Seasonal jellies

If you’re looking to a) embrace the fruits of the season and b) show your mum how special she is, nothing quite hits the spot than a batch of these homemade fruit pastilles. I’ll be the first to admit that these ones here aren’t made using hedgerow picked seasonal ingredients (next time I promise!) but they still ticked the personally crafted box and were a real hit on the day. My mum doesn’t have a particularly sweet tooth so I didn’t dust them with extra sugar, but that meant she could enjoy them as a quince-like accompaniment to the monthly cheese subscription gift she got for her birthday instead.

Fruit jellies

500g plums, diced

2 medium-sized cooking apples, diced

1/2 lemon (juice only)

150ml water

300g sugar (plus extra for dusting, if required)

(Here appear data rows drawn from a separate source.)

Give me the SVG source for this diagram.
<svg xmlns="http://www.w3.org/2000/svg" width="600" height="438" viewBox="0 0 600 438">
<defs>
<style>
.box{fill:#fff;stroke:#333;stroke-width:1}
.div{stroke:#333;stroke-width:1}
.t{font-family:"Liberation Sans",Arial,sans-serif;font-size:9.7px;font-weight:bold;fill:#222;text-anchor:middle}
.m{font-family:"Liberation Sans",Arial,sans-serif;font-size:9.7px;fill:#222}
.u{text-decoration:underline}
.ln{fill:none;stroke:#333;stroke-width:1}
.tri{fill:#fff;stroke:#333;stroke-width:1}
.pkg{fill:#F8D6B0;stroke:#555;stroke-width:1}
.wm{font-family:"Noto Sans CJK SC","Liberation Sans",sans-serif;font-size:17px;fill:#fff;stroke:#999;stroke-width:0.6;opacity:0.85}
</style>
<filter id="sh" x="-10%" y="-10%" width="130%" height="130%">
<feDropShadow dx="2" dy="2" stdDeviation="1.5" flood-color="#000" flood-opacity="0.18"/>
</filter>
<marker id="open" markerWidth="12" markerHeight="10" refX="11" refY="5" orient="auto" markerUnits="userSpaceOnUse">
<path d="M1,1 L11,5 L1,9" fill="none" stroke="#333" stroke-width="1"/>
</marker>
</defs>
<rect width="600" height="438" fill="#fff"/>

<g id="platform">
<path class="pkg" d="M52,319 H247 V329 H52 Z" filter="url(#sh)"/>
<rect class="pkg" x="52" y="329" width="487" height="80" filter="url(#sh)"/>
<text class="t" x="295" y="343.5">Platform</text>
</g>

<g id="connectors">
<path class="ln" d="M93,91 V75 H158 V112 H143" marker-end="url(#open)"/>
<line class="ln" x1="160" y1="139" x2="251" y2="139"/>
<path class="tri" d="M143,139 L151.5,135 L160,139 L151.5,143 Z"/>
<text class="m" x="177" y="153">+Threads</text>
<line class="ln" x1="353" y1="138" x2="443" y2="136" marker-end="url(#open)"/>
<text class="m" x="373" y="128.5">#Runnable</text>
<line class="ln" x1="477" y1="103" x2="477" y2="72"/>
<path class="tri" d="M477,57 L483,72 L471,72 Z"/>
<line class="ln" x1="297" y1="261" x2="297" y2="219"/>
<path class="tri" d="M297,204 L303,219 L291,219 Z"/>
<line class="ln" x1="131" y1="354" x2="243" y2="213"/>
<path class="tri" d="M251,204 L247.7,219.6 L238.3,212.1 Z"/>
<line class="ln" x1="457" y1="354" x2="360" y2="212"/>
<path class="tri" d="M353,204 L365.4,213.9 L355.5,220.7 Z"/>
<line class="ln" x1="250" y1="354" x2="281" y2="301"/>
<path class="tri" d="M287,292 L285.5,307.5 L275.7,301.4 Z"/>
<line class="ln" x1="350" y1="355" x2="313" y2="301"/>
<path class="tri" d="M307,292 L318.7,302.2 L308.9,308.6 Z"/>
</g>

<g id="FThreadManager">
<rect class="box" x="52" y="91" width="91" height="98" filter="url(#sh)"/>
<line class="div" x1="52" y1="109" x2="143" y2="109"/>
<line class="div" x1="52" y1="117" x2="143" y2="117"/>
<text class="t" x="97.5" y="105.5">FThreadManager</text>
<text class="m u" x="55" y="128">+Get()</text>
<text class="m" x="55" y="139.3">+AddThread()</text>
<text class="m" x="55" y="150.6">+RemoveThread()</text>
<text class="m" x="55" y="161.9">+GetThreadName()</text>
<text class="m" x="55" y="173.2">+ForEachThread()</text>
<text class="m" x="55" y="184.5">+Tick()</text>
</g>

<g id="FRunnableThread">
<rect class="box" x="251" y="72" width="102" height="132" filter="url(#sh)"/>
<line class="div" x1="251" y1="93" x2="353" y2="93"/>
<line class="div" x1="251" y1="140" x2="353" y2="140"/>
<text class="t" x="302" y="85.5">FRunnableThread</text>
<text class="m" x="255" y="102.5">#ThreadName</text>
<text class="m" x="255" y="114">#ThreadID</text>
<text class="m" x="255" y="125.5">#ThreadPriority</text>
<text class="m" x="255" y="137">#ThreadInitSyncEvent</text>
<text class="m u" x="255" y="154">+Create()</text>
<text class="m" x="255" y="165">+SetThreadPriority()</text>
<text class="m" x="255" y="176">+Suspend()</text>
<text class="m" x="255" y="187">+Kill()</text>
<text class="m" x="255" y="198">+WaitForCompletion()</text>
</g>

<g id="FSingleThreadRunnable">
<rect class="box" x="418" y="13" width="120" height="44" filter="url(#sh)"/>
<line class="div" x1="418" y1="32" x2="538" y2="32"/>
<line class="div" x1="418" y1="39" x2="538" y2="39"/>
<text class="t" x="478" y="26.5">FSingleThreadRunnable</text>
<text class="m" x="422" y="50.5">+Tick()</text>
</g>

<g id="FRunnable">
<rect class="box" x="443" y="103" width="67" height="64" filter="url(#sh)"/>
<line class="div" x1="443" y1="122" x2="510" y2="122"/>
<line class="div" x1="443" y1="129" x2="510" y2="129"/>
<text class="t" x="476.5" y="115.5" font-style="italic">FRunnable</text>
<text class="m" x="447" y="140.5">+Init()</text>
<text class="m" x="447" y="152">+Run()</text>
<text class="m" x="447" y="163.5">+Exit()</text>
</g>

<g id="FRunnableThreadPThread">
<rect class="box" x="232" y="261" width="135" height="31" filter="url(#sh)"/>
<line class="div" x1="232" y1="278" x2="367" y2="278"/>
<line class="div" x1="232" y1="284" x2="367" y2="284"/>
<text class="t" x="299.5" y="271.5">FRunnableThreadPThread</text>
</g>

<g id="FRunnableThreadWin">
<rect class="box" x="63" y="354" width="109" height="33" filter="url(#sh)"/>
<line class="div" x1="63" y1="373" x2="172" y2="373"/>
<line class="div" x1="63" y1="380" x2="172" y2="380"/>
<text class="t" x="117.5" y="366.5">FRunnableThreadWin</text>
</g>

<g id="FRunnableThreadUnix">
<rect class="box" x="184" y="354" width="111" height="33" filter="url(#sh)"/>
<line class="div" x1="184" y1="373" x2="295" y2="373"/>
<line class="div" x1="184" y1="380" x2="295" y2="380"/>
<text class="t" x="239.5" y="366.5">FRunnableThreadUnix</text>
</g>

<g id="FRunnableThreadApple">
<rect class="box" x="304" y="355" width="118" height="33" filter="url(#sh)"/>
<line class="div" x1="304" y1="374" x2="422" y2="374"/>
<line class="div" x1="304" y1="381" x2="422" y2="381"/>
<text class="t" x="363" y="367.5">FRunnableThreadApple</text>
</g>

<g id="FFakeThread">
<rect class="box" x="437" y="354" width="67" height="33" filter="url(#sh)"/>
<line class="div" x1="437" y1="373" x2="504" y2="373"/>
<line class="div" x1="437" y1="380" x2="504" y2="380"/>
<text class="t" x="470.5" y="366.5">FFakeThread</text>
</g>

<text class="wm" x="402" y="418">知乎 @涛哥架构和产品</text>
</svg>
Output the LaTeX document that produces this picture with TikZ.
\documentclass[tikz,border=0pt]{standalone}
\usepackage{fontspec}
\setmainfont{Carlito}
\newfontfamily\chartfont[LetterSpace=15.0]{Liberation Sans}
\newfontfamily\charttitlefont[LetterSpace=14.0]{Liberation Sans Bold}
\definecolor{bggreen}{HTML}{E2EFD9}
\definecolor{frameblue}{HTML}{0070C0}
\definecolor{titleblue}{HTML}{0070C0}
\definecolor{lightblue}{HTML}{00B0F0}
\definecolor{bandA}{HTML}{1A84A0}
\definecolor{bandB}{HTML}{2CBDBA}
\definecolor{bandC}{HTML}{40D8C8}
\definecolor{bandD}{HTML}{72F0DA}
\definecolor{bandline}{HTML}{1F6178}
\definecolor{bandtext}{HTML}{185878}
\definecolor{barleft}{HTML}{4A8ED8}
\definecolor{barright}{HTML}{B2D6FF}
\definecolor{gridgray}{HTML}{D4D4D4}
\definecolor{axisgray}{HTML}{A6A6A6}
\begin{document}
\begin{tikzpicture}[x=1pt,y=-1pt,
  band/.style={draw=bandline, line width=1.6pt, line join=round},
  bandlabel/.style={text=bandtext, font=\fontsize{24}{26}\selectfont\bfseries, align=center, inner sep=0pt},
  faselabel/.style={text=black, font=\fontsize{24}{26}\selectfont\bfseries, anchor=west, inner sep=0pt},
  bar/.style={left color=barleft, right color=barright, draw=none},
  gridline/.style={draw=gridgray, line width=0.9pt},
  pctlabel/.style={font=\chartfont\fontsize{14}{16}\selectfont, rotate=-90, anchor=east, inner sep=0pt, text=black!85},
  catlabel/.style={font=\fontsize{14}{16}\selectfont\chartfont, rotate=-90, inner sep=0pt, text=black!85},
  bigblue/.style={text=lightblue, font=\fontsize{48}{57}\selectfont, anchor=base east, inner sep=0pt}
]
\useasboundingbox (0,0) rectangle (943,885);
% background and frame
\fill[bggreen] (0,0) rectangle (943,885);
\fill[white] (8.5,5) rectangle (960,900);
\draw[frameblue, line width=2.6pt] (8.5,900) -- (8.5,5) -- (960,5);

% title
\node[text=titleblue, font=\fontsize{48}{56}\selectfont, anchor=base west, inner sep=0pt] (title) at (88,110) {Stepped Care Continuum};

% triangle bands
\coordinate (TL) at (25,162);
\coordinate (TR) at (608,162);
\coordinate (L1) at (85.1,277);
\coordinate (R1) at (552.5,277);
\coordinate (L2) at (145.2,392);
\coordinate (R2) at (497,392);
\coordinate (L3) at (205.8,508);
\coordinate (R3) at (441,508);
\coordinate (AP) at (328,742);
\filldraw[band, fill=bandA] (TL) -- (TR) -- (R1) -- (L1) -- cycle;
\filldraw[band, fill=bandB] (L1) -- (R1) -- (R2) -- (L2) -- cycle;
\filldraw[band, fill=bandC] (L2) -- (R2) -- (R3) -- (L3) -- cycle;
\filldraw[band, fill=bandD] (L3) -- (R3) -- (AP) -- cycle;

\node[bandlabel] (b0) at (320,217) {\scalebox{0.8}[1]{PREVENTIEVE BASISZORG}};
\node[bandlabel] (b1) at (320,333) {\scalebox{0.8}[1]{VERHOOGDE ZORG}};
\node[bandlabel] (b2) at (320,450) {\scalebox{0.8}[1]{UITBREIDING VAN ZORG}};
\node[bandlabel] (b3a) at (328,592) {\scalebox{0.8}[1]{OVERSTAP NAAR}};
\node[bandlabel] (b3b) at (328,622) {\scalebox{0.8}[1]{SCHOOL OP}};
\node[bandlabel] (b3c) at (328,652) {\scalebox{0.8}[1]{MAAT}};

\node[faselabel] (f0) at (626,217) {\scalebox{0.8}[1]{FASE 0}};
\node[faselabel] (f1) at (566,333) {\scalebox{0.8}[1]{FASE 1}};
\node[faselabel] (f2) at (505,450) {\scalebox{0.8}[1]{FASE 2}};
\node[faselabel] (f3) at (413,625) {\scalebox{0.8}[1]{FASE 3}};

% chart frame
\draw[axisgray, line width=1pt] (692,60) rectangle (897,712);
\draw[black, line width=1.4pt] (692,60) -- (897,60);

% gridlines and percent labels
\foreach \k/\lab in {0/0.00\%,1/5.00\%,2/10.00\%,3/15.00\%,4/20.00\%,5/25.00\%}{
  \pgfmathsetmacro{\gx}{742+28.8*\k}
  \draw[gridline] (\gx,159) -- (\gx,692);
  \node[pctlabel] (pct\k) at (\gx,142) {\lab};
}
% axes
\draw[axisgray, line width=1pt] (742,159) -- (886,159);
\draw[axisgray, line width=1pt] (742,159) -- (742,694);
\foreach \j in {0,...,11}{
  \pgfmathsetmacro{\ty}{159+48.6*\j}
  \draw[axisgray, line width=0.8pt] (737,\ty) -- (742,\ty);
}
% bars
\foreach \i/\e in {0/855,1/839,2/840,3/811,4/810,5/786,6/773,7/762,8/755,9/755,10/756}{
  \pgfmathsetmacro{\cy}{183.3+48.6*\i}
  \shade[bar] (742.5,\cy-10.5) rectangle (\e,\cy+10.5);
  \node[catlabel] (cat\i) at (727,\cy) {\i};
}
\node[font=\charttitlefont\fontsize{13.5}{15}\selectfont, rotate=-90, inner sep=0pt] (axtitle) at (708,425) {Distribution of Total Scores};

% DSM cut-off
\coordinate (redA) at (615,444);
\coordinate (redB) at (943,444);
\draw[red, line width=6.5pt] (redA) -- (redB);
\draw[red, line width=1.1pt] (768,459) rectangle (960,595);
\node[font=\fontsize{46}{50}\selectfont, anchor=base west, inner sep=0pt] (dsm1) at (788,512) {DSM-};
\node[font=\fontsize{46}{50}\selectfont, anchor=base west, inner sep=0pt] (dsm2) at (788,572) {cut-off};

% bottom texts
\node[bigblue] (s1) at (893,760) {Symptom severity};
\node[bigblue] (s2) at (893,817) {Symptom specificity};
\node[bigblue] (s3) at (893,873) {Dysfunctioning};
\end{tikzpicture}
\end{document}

1. Place the fruit, lemon juice and water in a pan and bring to the boil. Reduce the heat then cover and simmer until the fruit is soft.

2. When cool enough to handle, strain the mixture through a muslin cloth to remove excess liquid then return this puree to the pan.

3. Add the sugar and stir until it has dissolved.

4. Bring to the boil, reduce the heat and then simmer, stirring constantly so it doesn’t burn on the bottom, until it is very thick. When the mixture appears to pull away from the edges of the pan and appears set, it is ready – this should take around 20 minutes.

5. Pour into a lined tray and leave to cool.